··· Exercise inputs
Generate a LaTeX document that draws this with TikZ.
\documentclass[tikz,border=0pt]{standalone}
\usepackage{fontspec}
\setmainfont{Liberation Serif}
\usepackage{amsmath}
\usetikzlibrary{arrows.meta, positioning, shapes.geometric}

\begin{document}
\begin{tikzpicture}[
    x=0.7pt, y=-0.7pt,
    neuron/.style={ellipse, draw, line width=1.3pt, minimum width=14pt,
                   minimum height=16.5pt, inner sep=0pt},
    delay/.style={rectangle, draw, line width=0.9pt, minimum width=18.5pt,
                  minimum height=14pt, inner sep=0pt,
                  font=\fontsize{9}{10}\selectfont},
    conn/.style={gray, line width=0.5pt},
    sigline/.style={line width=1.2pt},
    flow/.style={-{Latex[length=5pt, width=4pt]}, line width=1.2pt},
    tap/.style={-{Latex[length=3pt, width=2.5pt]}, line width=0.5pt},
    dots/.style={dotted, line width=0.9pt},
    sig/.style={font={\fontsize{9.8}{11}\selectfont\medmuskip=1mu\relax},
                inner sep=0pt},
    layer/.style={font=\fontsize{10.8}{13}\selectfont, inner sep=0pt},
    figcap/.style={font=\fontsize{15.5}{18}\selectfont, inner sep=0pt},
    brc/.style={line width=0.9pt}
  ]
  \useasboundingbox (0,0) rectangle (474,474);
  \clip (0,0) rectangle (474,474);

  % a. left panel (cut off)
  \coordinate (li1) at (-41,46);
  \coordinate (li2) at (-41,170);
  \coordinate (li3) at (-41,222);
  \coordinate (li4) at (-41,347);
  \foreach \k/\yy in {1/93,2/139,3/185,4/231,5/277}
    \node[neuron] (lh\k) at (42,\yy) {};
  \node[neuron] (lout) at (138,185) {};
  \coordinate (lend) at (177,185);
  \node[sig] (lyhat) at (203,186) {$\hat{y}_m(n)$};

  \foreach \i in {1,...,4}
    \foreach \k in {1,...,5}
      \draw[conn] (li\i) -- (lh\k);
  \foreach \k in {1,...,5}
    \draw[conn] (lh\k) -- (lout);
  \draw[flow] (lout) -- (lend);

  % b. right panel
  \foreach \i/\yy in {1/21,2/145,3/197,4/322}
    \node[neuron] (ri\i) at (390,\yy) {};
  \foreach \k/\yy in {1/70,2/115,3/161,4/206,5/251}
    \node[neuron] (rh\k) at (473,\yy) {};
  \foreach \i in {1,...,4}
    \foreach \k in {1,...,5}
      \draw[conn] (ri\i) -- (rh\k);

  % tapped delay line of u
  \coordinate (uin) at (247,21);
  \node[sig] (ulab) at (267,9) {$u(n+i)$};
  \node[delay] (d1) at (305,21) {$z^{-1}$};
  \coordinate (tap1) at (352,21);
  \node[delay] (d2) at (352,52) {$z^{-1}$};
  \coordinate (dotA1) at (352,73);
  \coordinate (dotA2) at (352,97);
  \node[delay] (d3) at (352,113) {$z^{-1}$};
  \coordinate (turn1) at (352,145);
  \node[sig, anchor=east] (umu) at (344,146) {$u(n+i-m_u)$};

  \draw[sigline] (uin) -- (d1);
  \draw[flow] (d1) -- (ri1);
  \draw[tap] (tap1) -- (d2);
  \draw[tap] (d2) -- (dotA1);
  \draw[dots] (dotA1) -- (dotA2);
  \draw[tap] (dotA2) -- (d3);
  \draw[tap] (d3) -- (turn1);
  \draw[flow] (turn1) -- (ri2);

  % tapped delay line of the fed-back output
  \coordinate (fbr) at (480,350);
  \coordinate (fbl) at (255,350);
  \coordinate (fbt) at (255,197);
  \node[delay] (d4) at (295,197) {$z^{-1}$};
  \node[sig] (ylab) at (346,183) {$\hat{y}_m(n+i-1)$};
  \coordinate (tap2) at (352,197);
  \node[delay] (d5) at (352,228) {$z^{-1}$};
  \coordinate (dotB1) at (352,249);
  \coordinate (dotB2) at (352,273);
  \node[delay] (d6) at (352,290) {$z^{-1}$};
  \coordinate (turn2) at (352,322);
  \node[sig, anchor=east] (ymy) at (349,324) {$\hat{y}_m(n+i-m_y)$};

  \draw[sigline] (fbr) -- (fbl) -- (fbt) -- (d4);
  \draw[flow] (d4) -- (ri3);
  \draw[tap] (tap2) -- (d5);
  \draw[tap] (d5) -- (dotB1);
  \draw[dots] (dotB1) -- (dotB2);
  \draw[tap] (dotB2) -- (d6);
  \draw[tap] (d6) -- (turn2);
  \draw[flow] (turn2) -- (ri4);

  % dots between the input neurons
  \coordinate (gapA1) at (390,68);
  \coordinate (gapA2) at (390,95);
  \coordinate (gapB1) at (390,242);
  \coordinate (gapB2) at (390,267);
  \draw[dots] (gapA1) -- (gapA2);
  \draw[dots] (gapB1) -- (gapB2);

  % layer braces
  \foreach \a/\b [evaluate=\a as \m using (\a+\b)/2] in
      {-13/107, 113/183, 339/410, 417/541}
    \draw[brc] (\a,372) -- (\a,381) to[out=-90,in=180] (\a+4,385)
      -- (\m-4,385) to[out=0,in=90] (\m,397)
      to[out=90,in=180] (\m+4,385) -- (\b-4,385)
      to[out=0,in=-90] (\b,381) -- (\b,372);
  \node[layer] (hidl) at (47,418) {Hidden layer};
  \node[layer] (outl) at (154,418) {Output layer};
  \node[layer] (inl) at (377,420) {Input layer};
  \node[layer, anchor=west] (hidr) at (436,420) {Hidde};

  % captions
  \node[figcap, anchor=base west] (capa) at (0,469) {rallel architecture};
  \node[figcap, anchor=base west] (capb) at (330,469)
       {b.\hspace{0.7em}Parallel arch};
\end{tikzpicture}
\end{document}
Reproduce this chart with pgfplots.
······
- _Instructions for the task_:
Output all records verbatim.

- _Reply_:
Generate a LaTeX document that draws this with TikZ.
\documentclass[tikz,border=0pt]{standalone}
\usepackage{fontspec}
\setmainfont{Liberation Serif}
\usepackage{amsmath}
\usetikzlibrary{arrows.meta, positioning, shapes.geometric}

\begin{document}
\begin{tikzpicture}[
    x=0.7pt, y=-0.7pt,
    neuron/.style={ellipse, draw, line width=1.3pt, minimum width=14pt,
                   minimum height=16.5pt, inner sep=0pt},
    delay/.style={rectangle, draw, line width=0.9pt, minimum width=18.5pt,
                  minimum height=14pt, inner sep=0pt,
                  font=\fontsize{9}{10}\selectfont},
    conn/.style={gray, line width=0.5pt},
    sigline/.style={line width=1.2pt},
    flow/.style={-{Latex[length=5pt, width=4pt]}, line width=1.2pt},
    tap/.style={-{Latex[length=3pt, width=2.5pt]}, line width=0.5pt},
    dots/.style={dotted, line width=0.9pt},
    sig/.style={font={\fontsize{9.8}{11}\selectfont\medmuskip=1mu\relax},
                inner sep=0pt},
    layer/.style={font=\fontsize{10.8}{13}\selectfont, inner sep=0pt},
    figcap/.style={font=\fontsize{15.5}{18}\selectfont, inner sep=0pt},
    brc/.style={line width=0.9pt}
  ]
  \useasboundingbox (0,0) rectangle (474,474);
  \clip (0,0) rectangle (474,474);

  % a. left panel (cut off)
  \coordinate (li1) at (-41,46);
  \coordinate (li2) at (-41,170);
  \coordinate (li3) at (-41,222);
  \coordinate (li4) at (-41,347);
  \foreach \k/\yy in {1/93,2/139,3/185,4/231,5/277}
    \node[neuron] (lh\k) at (42,\yy) {};
  \node[neuron] (lout) at (138,185) {};
  \coordinate (lend) at (177,185);
  \node[sig] (lyhat) at (203,186) {$\hat{y}_m(n)$};

  \foreach \i in {1,...,4}
    \foreach \k in {1,...,5}
      \draw[conn] (li\i) -- (lh\k);
  \foreach \k in {1,...,5}
    \draw[conn] (lh\k) -- (lout);
  \draw[flow] (lout) -- (lend);

  % b. right panel
  \foreach \i/\yy in {1/21,2/145,3/197,4/322}
    \node[neuron] (ri\i) at (390,\yy) {};
  \foreach \k/\yy in {1/70,2/115,3/161,4/206,5/251}
    \node[neuron] (rh\k) at (473,\yy) {};
  \foreach \i in {1,...,4}
    \foreach \k in {1,...,5}
      \draw[conn] (ri\i) -- (rh\k);

  % tapped delay line of u
  \coordinate (uin) at (247,21);
  \node[sig] (ulab) at (267,9) {$u(n+i)$};
  \node[delay] (d1) at (305,21) {$z^{-1}$};
  \coordinate (tap1) at (352,21);
  \node[delay] (d2) at (352,52) {$z^{-1}$};
  \coordinate (dotA1) at (352,73);
  \coordinate (dotA2) at (352,97);
  \node[delay] (d3) at (352,113) {$z^{-1}$};
  \coordinate (turn1) at (352,145);
  \node[sig, anchor=east] (umu) at (344,146) {$u(n+i-m_u)$};

  \draw[sigline] (uin) -- (d1);
  \draw[flow] (d1) -- (ri1);
  \draw[tap] (tap1) -- (d2);
  \draw[tap] (d2) -- (dotA1);
  \draw[dots] (dotA1) -- (dotA2);
  \draw[tap] (dotA2) -- (d3);
  \draw[tap] (d3) -- (turn1);
  \draw[flow] (turn1) -- (ri2);

  % tapped delay line of the fed-back output
  \coordinate (fbr) at (480,350);
  \coordinate (fbl) at (255,350);
  \coordinate (fbt) at (255,197);
  \node[delay] (d4) at (295,197) {$z^{-1}$};
  \node[sig] (ylab) at (346,183) {$\hat{y}_m(n+i-1)$};
  \coordinate (tap2) at (352,197);
  \node[delay] (d5) at (352,228) {$z^{-1}$};
  \coordinate (dotB1) at (352,249);
  \coordinate (dotB2) at (352,273);
  \node[delay] (d6) at (352,290) {$z^{-1}$};
  \coordinate (turn2) at (352,322);
  \node[sig, anchor=east] (ymy) at (349,324) {$\hat{y}_m(n+i-m_y)$};

  \draw[sigline] (fbr) -- (fbl) -- (fbt) -- (d4);
  \draw[flow] (d4) -- (ri3);
  \draw[tap] (tap2) -- (d5);
  \draw[tap] (d5) -- (dotB1);
  \draw[dots] (dotB1) -- (dotB2);
  \draw[tap] (dotB2) -- (d6);
  \draw[tap] (d6) -- (turn2);
  \draw[flow] (turn2) -- (ri4);

  % dots between the input neurons
  \coordinate (gapA1) at (390,68);
  \coordinate (gapA2) at (390,95);
  \coordinate (gapB1) at (390,242);
  \coordinate (gapB2) at (390,267);
  \draw[dots] (gapA1) -- (gapA2);
  \draw[dots] (gapB1) -- (gapB2);

  % layer braces
  \foreach \a/\b [evaluate=\a as \m using (\a+\b)/2] in
      {-13/107, 113/183, 339/410, 417/541}
    \draw[brc] (\a,372) -- (\a,381) to[out=-90,in=180] (\a+4,385)
      -- (\m-4,385) to[out=0,in=90] (\m,397)
      to[out=90,in=180] (\m+4,385) -- (\b-4,385)
      to[out=0,in=-90] (\b,381) -- (\b,372);
  \node[layer] (hidl) at (47,418) {Hidden layer};
  \node[layer] (outl) at (154,418) {Output layer};
  \node[layer] (inl) at (377,420) {Input layer};
  \node[layer, anchor=west] (hidr) at (436,420) {Hidde};

  % captions
  \node[figcap, anchor=base west] (capa) at (0,469) {rallel architecture};
  \node[figcap, anchor=base west] (capb) at (330,469)
       {b.\hspace{0.7em}Parallel arch};
\end{tikzpicture}
\end{document}
Reproduce this chart with pgfplots.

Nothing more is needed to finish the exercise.